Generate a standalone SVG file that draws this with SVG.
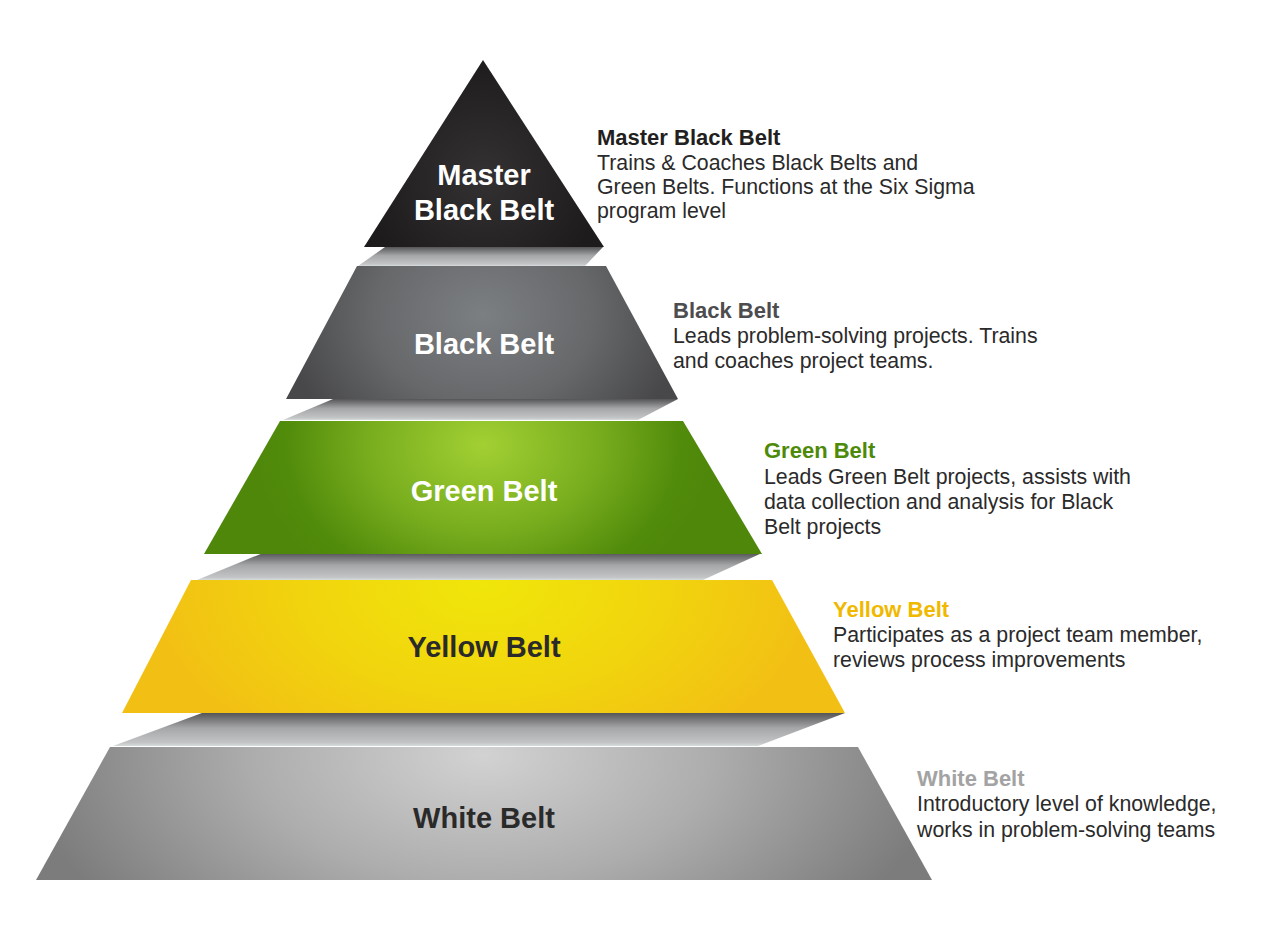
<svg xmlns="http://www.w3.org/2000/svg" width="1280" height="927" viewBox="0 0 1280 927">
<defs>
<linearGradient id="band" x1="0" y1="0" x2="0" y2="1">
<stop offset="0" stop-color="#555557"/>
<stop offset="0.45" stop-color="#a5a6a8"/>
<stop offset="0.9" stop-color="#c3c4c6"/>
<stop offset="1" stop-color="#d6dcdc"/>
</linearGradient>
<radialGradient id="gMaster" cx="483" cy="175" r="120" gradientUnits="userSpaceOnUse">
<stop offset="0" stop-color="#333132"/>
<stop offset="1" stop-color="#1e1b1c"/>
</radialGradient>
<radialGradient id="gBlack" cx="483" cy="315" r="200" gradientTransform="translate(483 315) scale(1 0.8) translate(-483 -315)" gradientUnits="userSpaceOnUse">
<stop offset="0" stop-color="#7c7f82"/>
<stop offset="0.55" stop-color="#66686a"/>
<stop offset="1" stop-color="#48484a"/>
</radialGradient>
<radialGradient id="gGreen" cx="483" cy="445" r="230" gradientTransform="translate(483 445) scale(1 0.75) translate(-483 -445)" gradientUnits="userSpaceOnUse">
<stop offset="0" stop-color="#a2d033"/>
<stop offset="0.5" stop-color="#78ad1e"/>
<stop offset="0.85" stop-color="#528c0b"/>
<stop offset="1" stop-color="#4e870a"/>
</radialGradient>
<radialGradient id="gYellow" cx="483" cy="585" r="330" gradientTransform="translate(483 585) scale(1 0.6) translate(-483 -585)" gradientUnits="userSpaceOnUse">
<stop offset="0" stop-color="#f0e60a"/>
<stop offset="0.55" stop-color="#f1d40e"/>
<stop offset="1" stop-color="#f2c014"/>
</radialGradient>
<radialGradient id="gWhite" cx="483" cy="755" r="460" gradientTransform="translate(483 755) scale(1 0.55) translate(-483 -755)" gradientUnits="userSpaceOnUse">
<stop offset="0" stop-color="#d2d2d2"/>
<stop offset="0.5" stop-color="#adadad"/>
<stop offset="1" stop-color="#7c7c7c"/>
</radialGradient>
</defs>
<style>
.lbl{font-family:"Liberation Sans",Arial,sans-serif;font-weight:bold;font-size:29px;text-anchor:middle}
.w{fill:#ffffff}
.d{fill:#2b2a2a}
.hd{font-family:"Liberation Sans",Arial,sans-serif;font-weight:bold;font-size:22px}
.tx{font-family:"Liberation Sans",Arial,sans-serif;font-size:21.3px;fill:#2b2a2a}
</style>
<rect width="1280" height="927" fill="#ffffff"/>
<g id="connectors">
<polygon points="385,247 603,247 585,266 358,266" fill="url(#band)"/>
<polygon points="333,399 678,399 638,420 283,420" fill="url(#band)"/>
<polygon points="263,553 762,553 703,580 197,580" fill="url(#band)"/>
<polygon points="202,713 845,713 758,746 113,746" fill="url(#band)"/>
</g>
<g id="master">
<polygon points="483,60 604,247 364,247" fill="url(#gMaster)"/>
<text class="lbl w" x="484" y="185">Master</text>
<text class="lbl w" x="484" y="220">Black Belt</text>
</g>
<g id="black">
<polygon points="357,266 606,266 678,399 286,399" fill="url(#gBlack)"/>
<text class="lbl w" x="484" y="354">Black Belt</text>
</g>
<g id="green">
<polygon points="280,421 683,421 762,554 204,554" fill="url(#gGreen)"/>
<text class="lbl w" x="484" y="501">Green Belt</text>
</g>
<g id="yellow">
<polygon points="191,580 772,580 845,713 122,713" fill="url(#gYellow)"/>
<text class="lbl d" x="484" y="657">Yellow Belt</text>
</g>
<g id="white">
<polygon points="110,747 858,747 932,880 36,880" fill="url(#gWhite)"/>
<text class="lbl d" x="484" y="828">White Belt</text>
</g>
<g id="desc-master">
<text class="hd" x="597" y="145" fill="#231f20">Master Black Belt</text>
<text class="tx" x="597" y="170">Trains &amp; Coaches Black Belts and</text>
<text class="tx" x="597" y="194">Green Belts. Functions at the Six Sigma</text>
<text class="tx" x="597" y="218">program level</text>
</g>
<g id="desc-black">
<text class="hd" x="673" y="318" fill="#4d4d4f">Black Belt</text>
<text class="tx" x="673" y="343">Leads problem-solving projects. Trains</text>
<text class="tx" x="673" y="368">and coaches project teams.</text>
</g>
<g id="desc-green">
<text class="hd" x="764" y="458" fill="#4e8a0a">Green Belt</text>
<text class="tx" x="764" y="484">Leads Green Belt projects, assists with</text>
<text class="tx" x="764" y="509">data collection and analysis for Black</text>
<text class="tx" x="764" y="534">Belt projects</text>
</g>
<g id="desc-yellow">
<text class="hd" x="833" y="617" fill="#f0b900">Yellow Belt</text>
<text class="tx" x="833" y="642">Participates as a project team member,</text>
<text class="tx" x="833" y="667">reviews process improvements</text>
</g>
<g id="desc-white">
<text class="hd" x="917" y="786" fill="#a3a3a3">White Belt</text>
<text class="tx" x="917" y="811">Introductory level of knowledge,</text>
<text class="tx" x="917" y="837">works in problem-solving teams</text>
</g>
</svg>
● ● ● ● ●
■ **WHAT THIS TASK INVOLVES**: Repeat the material exactly as it reads, without any of its pictures.

■ **FINAL RESULT**:
Generate a standalone SVG file that draws this with SVG.
<svg xmlns="http://www.w3.org/2000/svg" width="1280" height="927" viewBox="0 0 1280 927">
<defs>
<linearGradient id="band" x1="0" y1="0" x2="0" y2="1">
<stop offset="0" stop-color="#555557"/>
<stop offset="0.45" stop-color="#a5a6a8"/>
<stop offset="0.9" stop-color="#c3c4c6"/>
<stop offset="1" stop-color="#d6dcdc"/>
</linearGradient>
<radialGradient id="gMaster" cx="483" cy="175" r="120" gradientUnits="userSpaceOnUse">
<stop offset="0" stop-color="#333132"/>
<stop offset="1" stop-color="#1e1b1c"/>
</radialGradient>
<radialGradient id="gBlack" cx="483" cy="315" r="200" gradientTransform="translate(483 315) scale(1 0.8) translate(-483 -315)" gradientUnits="userSpaceOnUse">
<stop offset="0" stop-color="#7c7f82"/>
<stop offset="0.55" stop-color="#66686a"/>
<stop offset="1" stop-color="#48484a"/>
</radialGradient>
<radialGradient id="gGreen" cx="483" cy="445" r="230" gradientTransform="translate(483 445) scale(1 0.75) translate(-483 -445)" gradientUnits="userSpaceOnUse">
<stop offset="0" stop-color="#a2d033"/>
<stop offset="0.5" stop-color="#78ad1e"/>
<stop offset="0.85" stop-color="#528c0b"/>
<stop offset="1" stop-color="#4e870a"/>
</radialGradient>
<radialGradient id="gYellow" cx="483" cy="585" r="330" gradientTransform="translate(483 585) scale(1 0.6) translate(-483 -585)" gradientUnits="userSpaceOnUse">
<stop offset="0" stop-color="#f0e60a"/>
<stop offset="0.55" stop-color="#f1d40e"/>
<stop offset="1" stop-color="#f2c014"/>
</radialGradient>
<radialGradient id="gWhite" cx="483" cy="755" r="460" gradientTransform="translate(483 755) scale(1 0.55) translate(-483 -755)" gradientUnits="userSpaceOnUse">
<stop offset="0" stop-color="#d2d2d2"/>
<stop offset="0.5" stop-color="#adadad"/>
<stop offset="1" stop-color="#7c7c7c"/>
</radialGradient>
</defs>
<style>
.lbl{font-family:"Liberation Sans",Arial,sans-serif;font-weight:bold;font-size:29px;text-anchor:middle}
.w{fill:#ffffff}
.d{fill:#2b2a2a}
.hd{font-family:"Liberation Sans",Arial,sans-serif;font-weight:bold;font-size:22px}
.tx{font-family:"Liberation Sans",Arial,sans-serif;font-size:21.3px;fill:#2b2a2a}
</style>
<rect width="1280" height="927" fill="#ffffff"/>
<g id="connectors">
<polygon points="385,247 603,247 585,266 358,266" fill="url(#band)"/>
<polygon points="333,399 678,399 638,420 283,420" fill="url(#band)"/>
<polygon points="263,553 762,553 703,580 197,580" fill="url(#band)"/>
<polygon points="202,713 845,713 758,746 113,746" fill="url(#band)"/>
</g>
<g id="master">
<polygon points="483,60 604,247 364,247" fill="url(#gMaster)"/>
<text class="lbl w" x="484" y="185">Master</text>
<text class="lbl w" x="484" y="220">Black Belt</text>
</g>
<g id="black">
<polygon points="357,266 606,266 678,399 286,399" fill="url(#gBlack)"/>
<text class="lbl w" x="484" y="354">Black Belt</text>
</g>
<g id="green">
<polygon points="280,421 683,421 762,554 204,554" fill="url(#gGreen)"/>
<text class="lbl w" x="484" y="501">Green Belt</text>
</g>
<g id="yellow">
<polygon points="191,580 772,580 845,713 122,713" fill="url(#gYellow)"/>
<text class="lbl d" x="484" y="657">Yellow Belt</text>
</g>
<g id="white">
<polygon points="110,747 858,747 932,880 36,880" fill="url(#gWhite)"/>
<text class="lbl d" x="484" y="828">White Belt</text>
</g>
<g id="desc-master">
<text class="hd" x="597" y="145" fill="#231f20">Master Black Belt</text>
<text class="tx" x="597" y="170">Trains &amp; Coaches Black Belts and</text>
<text class="tx" x="597" y="194">Green Belts. Functions at the Six Sigma</text>
<text class="tx" x="597" y="218">program level</text>
</g>
<g id="desc-black">
<text class="hd" x="673" y="318" fill="#4d4d4f">Black Belt</text>
<text class="tx" x="673" y="343">Leads problem-solving projects. Trains</text>
<text class="tx" x="673" y="368">and coaches project teams.</text>
</g>
<g id="desc-green">
<text class="hd" x="764" y="458" fill="#4e8a0a">Green Belt</text>
<text class="tx" x="764" y="484">Leads Green Belt projects, assists with</text>
<text class="tx" x="764" y="509">data collection and analysis for Black</text>
<text class="tx" x="764" y="534">Belt projects</text>
</g>
<g id="desc-yellow">
<text class="hd" x="833" y="617" fill="#f0b900">Yellow Belt</text>
<text class="tx" x="833" y="642">Participates as a project team member,</text>
<text class="tx" x="833" y="667">reviews process improvements</text>
</g>
<g id="desc-white">
<text class="hd" x="917" y="786" fill="#a3a3a3">White Belt</text>
<text class="tx" x="917" y="811">Introductory level of knowledge,</text>
<text class="tx" x="917" y="837">works in problem-solving teams</text>
</g>
</svg>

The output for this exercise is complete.